Em 15 de Maio de 2014, acordaram no Tribunal de Segunda Instância em conceder provimento ao recurso, anulando o despacho impugnado.
Inconformado, veio o Secretário para os Transportes e Obras Públicas recorrer para o Tribunal de Última Instância.
Recorreu também A para o Tribunal de Última Instância, alegando que tinha qualidade de contra-interessada no recurso contencioso, e que os dois recorridos não cumpriram a obrigação legal de indicar a identidade dos contra-interessados e requerer a sua citação, o que implica uma situação de falta de citação dos contra-interessados, acarretando a nulidade de todo o processado posterior à petição inicial, que é de conhecimento oficioso pelo Tribunal, cuja consequência é a anulação de todo o processado posterior à citação da entidade recorrida.
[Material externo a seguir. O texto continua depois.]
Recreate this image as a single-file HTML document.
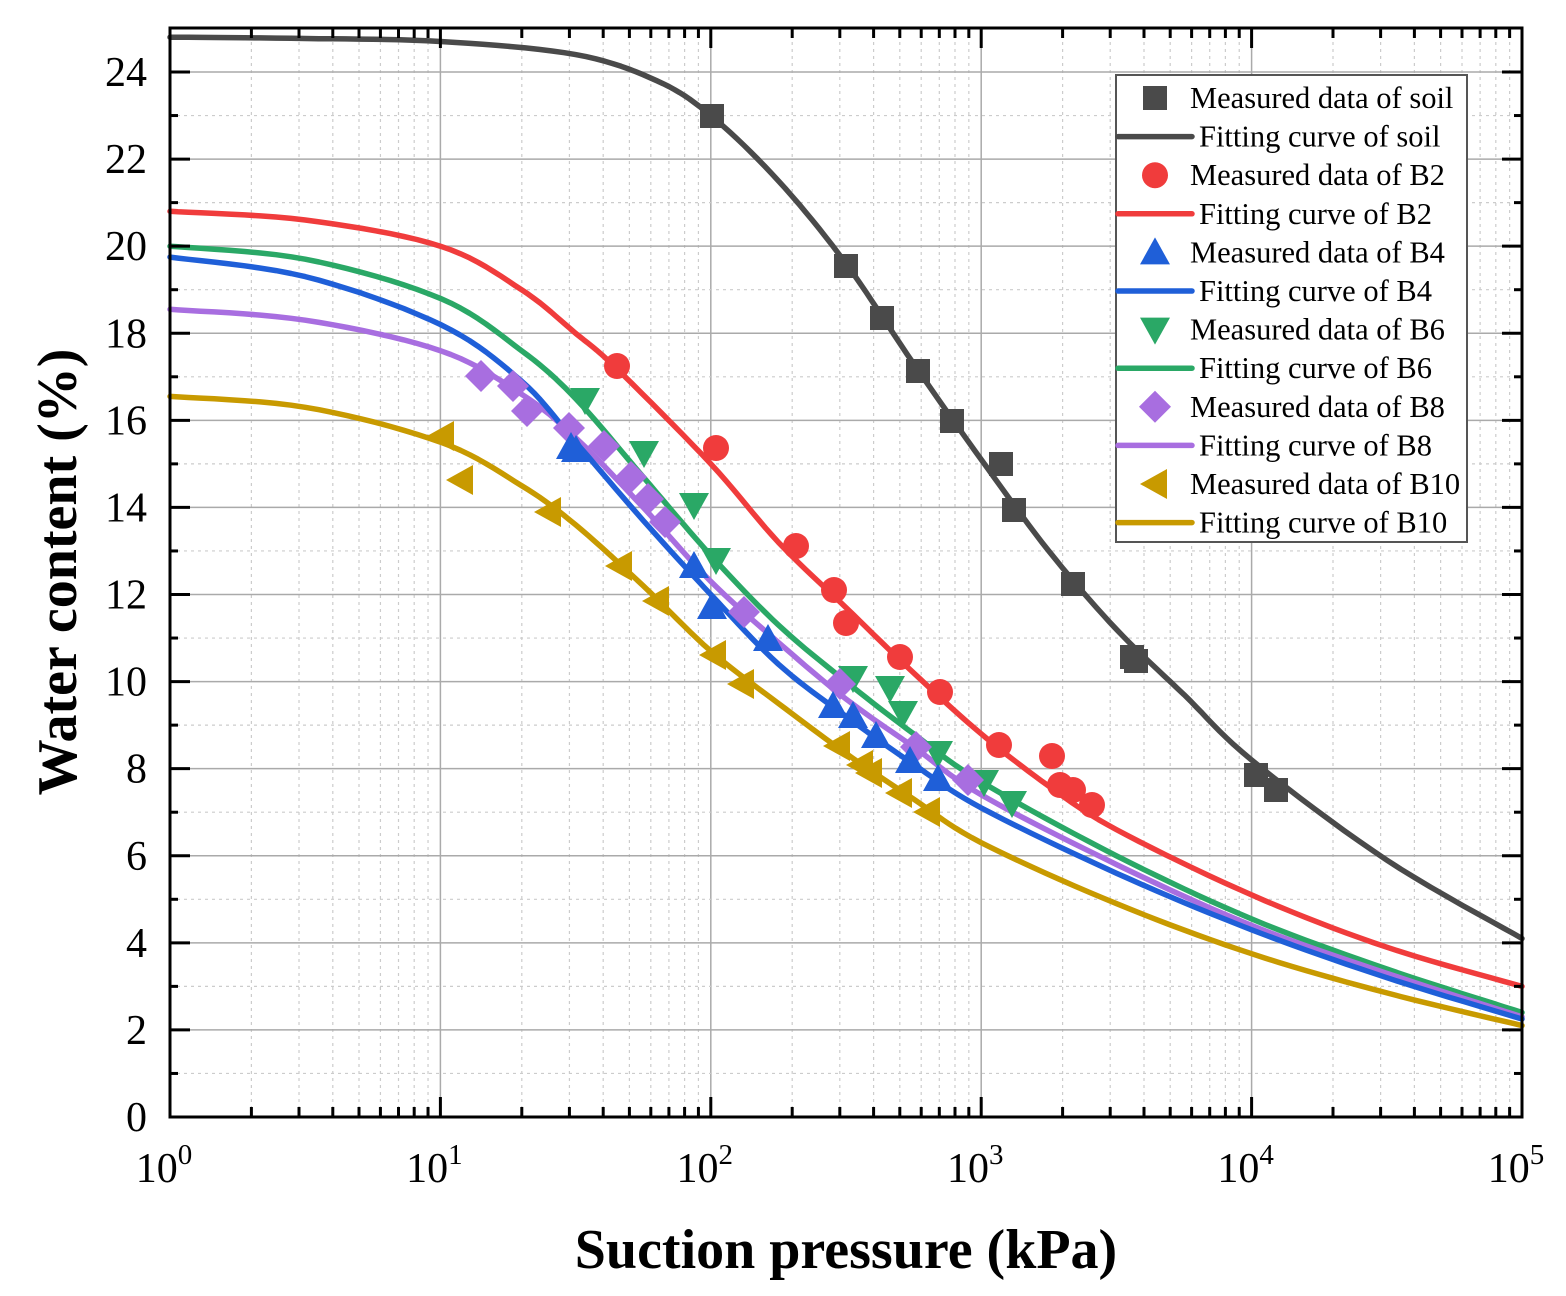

Tendo apreciado o caso, o Tribunal Colectivo do Tribunal de Última Instância entendeu que deveria conhecer, em primeiro lugar, do recurso interposto por A, já que o provimento deste recurso implica a desnecessidade do conhecimento do recurso interposto pelo Senhor Secretário para os Transportes e Obras Públicas. Nos termos do art.º 39.º do Código de Processo Administrativo Contencioso, tem legitimidade para intervir no processo como contra-interessado as pessoas a quem o provimento do recurso possa directamente prejudicar. Ademais, ao abrigo do disposto no art.º 46.º n.º 2, al. f) do Código de Processo Administrativo Contencioso, a falta manifestamente indesculpável de identificação dos contra-interessados é uma das causas de rejeição liminar do recurso contencioso.
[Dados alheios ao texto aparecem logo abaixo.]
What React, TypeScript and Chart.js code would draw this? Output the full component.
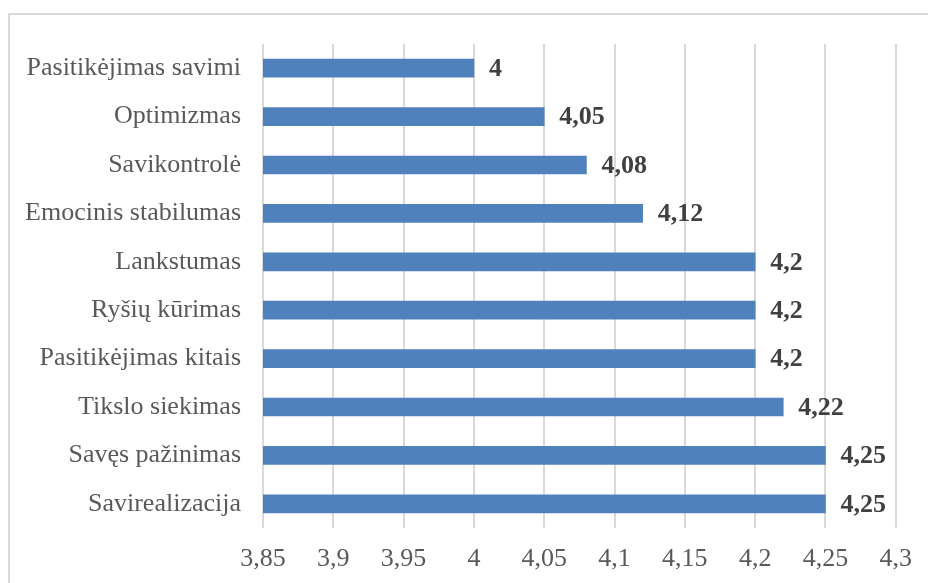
import React, { useEffect, useRef } from "react";
import { Chart, registerables } from "chart.js";

Chart.register(...registerables);

const categories = [
  "Pasitikėjimas savimi",
  "Optimizmas",
  "Savikontrolė",
  "Emocinis stabilumas",
  "Lankstumas",
  "Ryšių kūrimas",
  "Pasitikėjimas kitais",
  "Tikslo siekimas",
  "Savęs pažinimas",
  "Savirealizacija",
];

const scores = [4, 4.05, 4.08, 4.12, 4.2, 4.2, 4.2, 4.22, 4.25, 4.25];

const axisMin = 3.85;
const axisMax = 4.3;
const axisStep = 0.05;

const FONT = "'Liberation Serif', 'Times New Roman', serif";

const fmt = (v: number) =>
  String(Math.round(v * 100) / 100).replace(".", ",");

// Light frame around the whole figure
const framePlugin = {
  id: "frame",
  beforeDraw(chart: any) {
    const { ctx } = chart;
    ctx.save();
    ctx.strokeStyle = "#d9d9d9";
    ctx.lineWidth = 2;
    ctx.strokeRect(9, 14, chart.width + 20, chart.height + 20);
    ctx.restore();
  },
};

// Bold value printed after the end of each bar
const valueLabelPlugin = {
  id: "valueLabels",
  afterDatasetsDraw(chart: any) {
    const { ctx } = chart;
    const meta = chart.getDatasetMeta(0);
    ctx.save();
    ctx.font = `bold 26px ${FONT}`;
    ctx.fillStyle = "#404040";
    ctx.textAlign = "left";
    ctx.textBaseline = "middle";
    meta.data.forEach((bar: any, i: number) => {
      ctx.fillText(fmt(scores[i]), bar.x + 15, bar.y + 1);
    });
    ctx.restore();
  },
};

export default function App() {
  const ref = useRef<HTMLCanvasElement | null>(null);

  useEffect(() => {
    if (!ref.current) return;
    const chart = new Chart(ref.current, {
      type: "bar",
      data: {
        labels: categories,
        datasets: [
          {
            data: scores,
            backgroundColor: "#4F81BD",
            barThickness: 18,
          },
        ],
      },
      options: {
        indexAxis: "y",
        animation: false,
        responsive: false,
        maintainAspectRatio: false,
        layout: { padding: { top: 44, right: 31, left: 0, bottom: 0 } },
        plugins: {
          legend: { display: false },
          tooltip: { enabled: false },
        },
        scales: {
          x: {
            min: axisMin,
            max: axisMax,
            afterFit(scale: any) {
              scale.height = 55;
            },
            afterBuildTicks(scale: any) {
              const t = [];
              for (let v = axisMin; v <= axisMax + 1e-9; v += axisStep) {
                t.push({ value: Math.round(v * 100) / 100 });
              }
              scale.ticks = t;
            },
            ticks: {
              color: "#595959",
              font: { family: FONT, size: 26 },
              padding: 16,
              maxRotation: 0,
              autoSkip: false,
              callback: (v: any) => fmt(Number(v)),
            },
            grid: {
              color: "#d9d9d9",
              lineWidth: 2,
              drawTicks: false,
            },
            border: { display: false },
          },
          y: {
            afterFit(scale: any) {
              scale.width = 263;
            },
            ticks: {
              color: "#595959",
              font: { family: FONT, size: 26 },
              padding: 22,
              autoSkip: false,
            },
            grid: { display: false, drawTicks: false },
            border: { display: false },
          },
        },
      },
      plugins: [framePlugin, valueLabelPlugin],
    });
    return () => chart.destroy();
  }, []);

  return (
    <div style={{ position: "fixed", left: 0, top: 0, width: 928, height: 583, background: "#fff" }}>
      <canvas ref={ref} width={928} height={583} style={{ display: "block" }} />
    </div>
  );
}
No caso em apreciação, constata-se nos autos que está ainda pendente no Tribunal Judicial de Base uma acção ordinária intentada pela recorrente A e por B, já falecido, contra os recorridos C e D, entre outros, em que aqueles pediram que fossem declarados proprietários do prédio com o n.º 26 da Praça X, uma das parcelas do terreno sobre o qual pretendiam, e continuam a pretender, os recorridos a emissão de licença de obras de construção, na qualidade dos proprietários do terreno inscritos como tal no respectivo registo predial. Tendo em conta a pendência da respectiva acção cível referente à titularidade do direito de propriedade do prédio em causa, entendeu o Tribunal Colectivo que a ora recorrente A era efectivamente contra-interessada, tendo interesse directo na manutenção do acto administrativo impugnado, a quem o provimento do recurso poderia directamente prejudicar, pois se o recurso contencioso fosse procedente, determinando-se a cessação da suspensão da emissão de licença de obras de construção, poderiam os recorridos construir no terreno de que a recorrente reivindica ser proprietária.
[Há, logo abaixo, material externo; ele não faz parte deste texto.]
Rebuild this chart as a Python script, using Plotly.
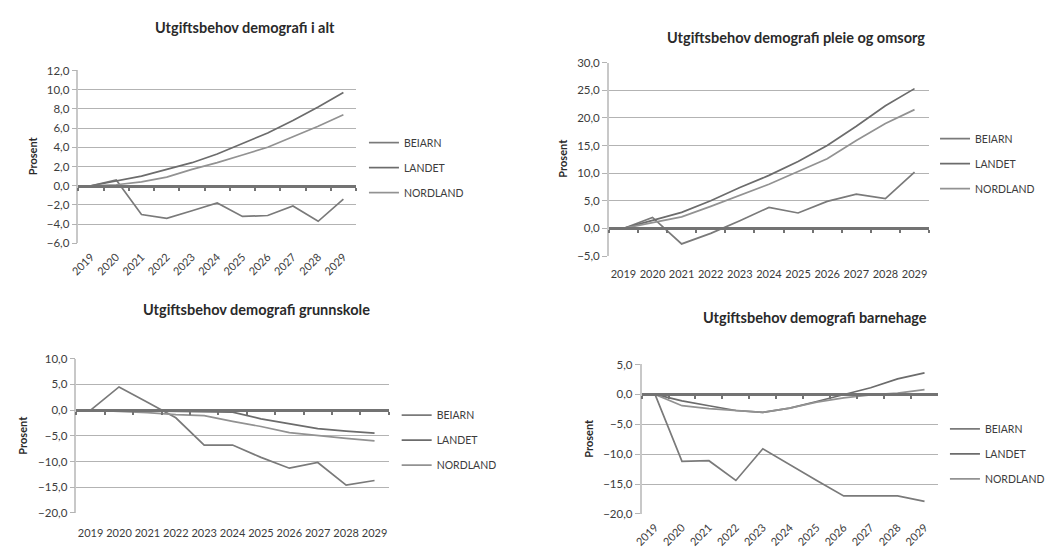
import plotly.graph_objects as go

years = ["2019", "2020", "2021", "2022", "2023", "2024", "2025", "2026", "2027", "2028", "2029"]
series_names = ["BEIARN", "LANDET", "NORDLAND"]

# Utgiftsbehov demografi i alt
alt_beiarn = [0.0, 0.6, -3.0, -3.4, -2.6, -1.8, -3.2, -3.1, -2.1, -3.7, -1.4]
alt_landet = [0.0, 0.5, 1.0, 1.7, 2.4, 3.3, 4.4, 5.5, 6.8, 8.2, 9.7]
alt_nordland = [0.0, 0.1, 0.4, 0.9, 1.7, 2.4, 3.2, 4.0, 5.1, 6.2, 7.4]

# Utgiftsbehov demografi pleie og omsorg
pleie_beiarn = [0.0, 2.0, -2.8, -0.9, 1.4, 3.8, 2.8, 4.9, 6.2, 5.4, 10.2]
pleie_landet = [0.0, 1.5, 2.9, 5.0, 7.4, 9.6, 12.1, 15.0, 18.5, 22.2, 25.3]
pleie_nordland = [0.0, 1.0, 2.1, 4.0, 6.0, 8.0, 10.3, 12.6, 15.9, 19.0, 21.5]

# Utgiftsbehov demografi grunnskole
skole_beiarn = [0.0, 4.5, 1.5, -1.5, -6.8, -6.8, -9.2, -11.3, -10.2, -14.6, -13.7]
skole_landet = [0.0, -0.1, -0.2, -0.3, -0.3, -0.4, -1.7, -2.7, -3.6, -4.1, -4.5]
skole_nordland = [0.0, -0.2, -0.5, -0.9, -1.1, -2.2, -3.2, -4.4, -5.0, -5.5, -6.0]

# Utgiftsbehov demografi barnehage
bhg_beiarn = [0.0, -11.2, -11.1, -14.4, -9.1, -11.8, -14.4, -17.0, -17.0, -17.0, -17.9]
bhg_landet = [0.0, -1.1, -1.9, -2.7, -3.0, -2.3, -1.2, -0.1, 1.1, 2.6, 3.6]
bhg_nordland = [0.0, -1.9, -2.4, -2.7, -3.0, -2.3, -1.3, -0.6, -0.1, 0.2, 0.8]

titles = ["Utgiftsbehov demografi i alt", "Utgiftsbehov demografi pleie og omsorg",
          "Utgiftsbehov demografi grunnskole", "Utgiftsbehov demografi barnehage"]
y_ranges = [(-6, 12, 2), (-5, 30, 5), (-20, 10, 5), (-20, 5, 5)]
panel_data = [
    [alt_beiarn, alt_landet, alt_nordland],
    [pleie_beiarn, pleie_landet, pleie_nordland],
    [skole_beiarn, skole_landet, skole_nordland],
    [bhg_beiarn, bhg_landet, bhg_nordland],
]

W, H = 1055, 558
# plot areas in pixels: x0, x1, ytop, ybottom
boxes = [(70, 350, 65, 242), (605, 928, 57, 255), (68, 383, 360, 518), (638, 937, 366, 519)]
tick_angles = [-45, 0, 0, -45]
label_gap = [2, 8, 10, 2]
title_pos = [(238, 21), (794, 31), (250, 310), (813, 318)]
ylab_pos = [(24, 152), (558, 155), (14, 438), (585, 442)]
legend_pos = [(358, 124), (934, 120), (391, 403), (944, 417)]

line_colors = ["#7a7a7a", "#6c6c6c", "#929292"]
grid_col = "#b3b3b3"
axis_col = "#737373"
FONT = "Lato"

def px(x):
    return x / W

def py(y):
    return 1 - y / H

fig = go.Figure()
layout = dict(
    width=W, height=H, autosize=False,
    margin=dict(l=0, r=0, t=0, b=0),
    paper_bgcolor="white", plot_bgcolor="white",
    separators=", ",
    font=dict(family=FONT, size=11, color="#3c3c3c"),
    annotations=[],
)

for i in range(4):
    n = i + 1
    xa = "x" if n == 1 else f"x{n}"
    ya = "y" if n == 1 else f"y{n}"
    lg = "legend" if n == 1 else f"legend{n}"
    x0, x1, yt, yb = boxes[i]
    ymin, ymax, dt = y_ranges[i]
    for k, vals in enumerate(panel_data[i]):
        fig.add_trace(go.Scatter(
            x=years, y=vals, name=series_names[k], mode="lines",
            line=dict(color=line_colors[k], width=1.7),
            xaxis=xa, yaxis=ya, legend=lg, legendgroup=f"{n}{k}",
        ))
    # dummy trace on overlay axis (zero axis line with tick marks)
    ov = f"x{n + 4}"
    fig.add_trace(go.Scatter(x=years, y=[None] * len(years), mode="lines",
                             xaxis=ov, yaxis=ya, showlegend=False, hoverinfo="skip"))

    dom_y = [py(yb), py(yt)]
    zero_pos = dom_y[0] + (0 - ymin) / (ymax - ymin) * (dom_y[1] - dom_y[0])

    layout[f"xaxis{'' if n == 1 else n}"] = dict(
        domain=[px(x0), px(x1)], anchor=ya,
        type="category", range=[-0.5, len(years) - 0.5],
        showgrid=False, showline=False, zeroline=False,
        ticks="outside", ticklen=label_gap[i], tickcolor="rgba(0,0,0,0)",
        tickangle=tick_angles[i], tickfont=dict(size=11, color="#3c3c3c", family=FONT),
        fixedrange=True,
    )
    layout[f"xaxis{n + 4}"] = dict(
        overlaying=xa, matches=xa, anchor="free", position=zero_pos,
        type="category", range=[-0.5, len(years) - 0.5],
        showgrid=False, showline=True, linecolor=axis_col, linewidth=3,
        ticks="outside", tickson="boundaries", ticklen=3, tickwidth=1.5, tickcolor=axis_col,
        showticklabels=False, zeroline=False,
    )
    layout[f"yaxis{'' if n == 1 else n}"] = dict(
        domain=dom_y, anchor=xa, range=[ymin, ymax], dtick=dt, tick0=0,
        tickformat=".1f", showgrid=True, gridcolor=grid_col, gridwidth=1.4,
        showline=True, linecolor="#c8c8c8", linewidth=1.5,
        ticks="outside", ticklen=5, tickcolor=grid_col,
        zeroline=False, tickfont=dict(size=11.5, color="#3c3c3c", family=FONT),
        fixedrange=True,
    )
    lx, ly = legend_pos[i]
    layout[lg] = dict(
        x=px(lx), y=py(ly), xanchor="left", yanchor="top",
        bgcolor="rgba(0,0,0,0)", tracegroupgap=6, itemwidth=30,
        font=dict(size=10.5, color="#3c3c3c", family=FONT),
    )
    tx, ty = title_pos[i]
    layout["annotations"].append(dict(
        x=px(tx), y=py(ty), xref="paper", yref="paper", showarrow=False,
        text=f"<b>{titles[i]}</b>", font=dict(size=14.5, color="#2a2a2a", family=FONT),
        xanchor="center", yanchor="middle",
    ))
    lxp, lyp = ylab_pos[i]
    layout["annotations"].append(dict(
        x=px(lxp), y=py(lyp), xref="paper", yref="paper", showarrow=False,
        text="<b>Prosent</b>", textangle=-90, font=dict(size=11, color="#2a2a2a", family=FONT),
        xanchor="center", yanchor="middle",
    ))

fig.update_layout(**layout)
fig.write_html("out.html", config={"displayModeBar": False},
               post_script="document.body.style.margin='0px';")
Ora, decorre dos elementos constantes dos autos que a mencionada acção de reivindicação foi intentada em 1 de Março de 2004, data muito anterior à interposição do recurso contencioso, e os dois recorridos tomaram conhecimento da pretensão da recorrente, tendo até sido notificados em 21 de Dezembro de 2006, no respectivo processo administrativo com vista ao licenciamento da obra para esclarecer “a existência de acção judicial intentada por A e seu marido B” e informados que “o pedido de emissão de licença de obras só poderá ser apreciado após o parecer que vier a ser emitido pelo Tribunal Judicial de Base”. Daí que foi sempre de conhecimento dos recorridos a pretensão da recorrente bem como a pendência da acção judicial, que determinou a suspensão do procedimento de licenciamento da obra. Neste circunstancialismo do caso concreto, deveriam ter os recorridos indicado e identificado, na petição do recurso contencioso, a recorrente como contra-interessada, sendo de considerar erro manifestamente indesculpável a respectiva omissão. O recurso contencioso devia ter sido liminarmente rejeitado, podendo e devendo sê-lo a todo o tempo enquanto não houver ainda decisão final transitada em julgado. Merece assim provimento o recurso interposto por A, que prejudica o conhecimento do recurso do Secretário para os Transportes e Obras Públicas.
Pelo exposto, acordaram em conceder provimento ao presente recurso jurisdicional e em rejeitar o recurso contencioso.
Cfr. o acórdão do processo n.º 121/2014 do Tribunal de Última Instância.